Dr. Kate seemed very keen on getting into the content of peoples experience and for me, this is a distraction. Understanding how our experience happens is what brings freedom. I recently worked with a client and we talked about these ideas for 2 hours and then the next morning she messaged me to say "Thank you for not asking me about what happened. I have been tortured for 10 years by psychiatrists and therapists, making me retell and retell what happened. I slept really well last night for the first time in years."
I was mugged 3 times ( broken neck, fractured skull, herniated discs ) and I got very sick after because I didn't understand what was happening to me. But eventually I got well, I learned that I was experienced my thoughts about what happened and that enabled me to let go of them and get free, no techniques or methods needed, just understanding.
My favorite quote is from Theosopher Sydney Banks "If only people learned not to be afraid of their own experience, that would change the world."
Cheryl Albright, OTR/L, RYT-200, C-IAYT
I’m an occupational therapist and have 15 years of experience in a variety of settings including clinics, hospitals, adolescent behavioral health settings, and schools.. I also have an older brother with autism who is nonverbal.
The practices specialize in helping people move and breathe better to improve daily function. This includes trauma and especially with children. When trauma happens in childhood, it impacts the ability for the brain to develop.
I do agree in that everyone reacts very different to trauma. It comes down to how the fight/flight/freeze system is activated. For example, some people are afraid of heights and others are not.

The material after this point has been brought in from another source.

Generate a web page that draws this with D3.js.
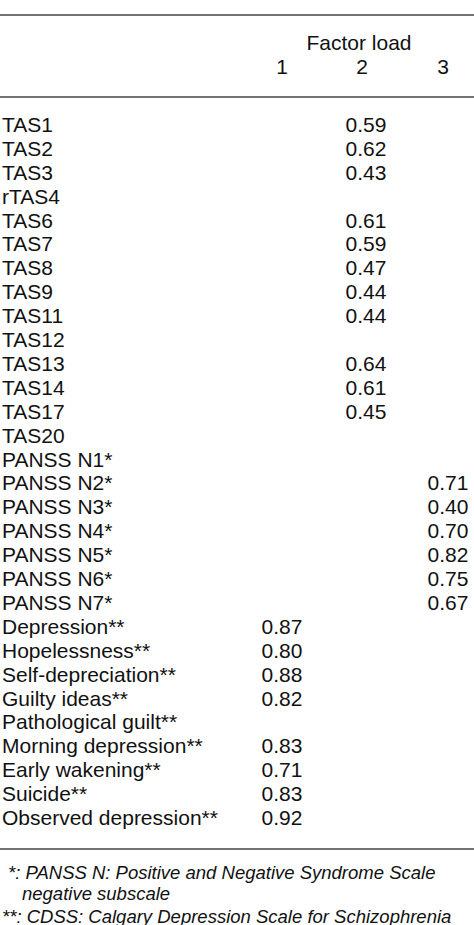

What she did not get into is what that can look like and what it does to the body. The vagal nerve is the longest running cranial nerve and is responsible for rest and digest. This nerve goes to the lungs, pancreas, liver, kidneys, GI tract, and reproductive organs. When this is off line or your in a state of fight or flight, a variety of symptoms can arise that people may not associate with the impact of trauma. This can include but not limited to: sensitive to light due to the pupils being dilated, difficulty breathing, decreased saliva production, picky eating or not at all, decreased taste, spikes in blood sugar, decreased urination or no sensation of the need to urinate, constipation, and/or other GI symptoms. Trauma can have physical effects on the body. And in children, impacts their ability to learn.
They talked briefly about meditation and mindfulness. My yoga teacher says “the breath is the key and the door” and “if you want to work on your mind, work on your breath”. That is the first thing I teach both kids and adults. I had an former adult client come to me the other day and reported she is still doing the breathing exercises and is doing amazing. This is after 3 sessions. Our approach is evidence based and majority of referrals come from psychologists.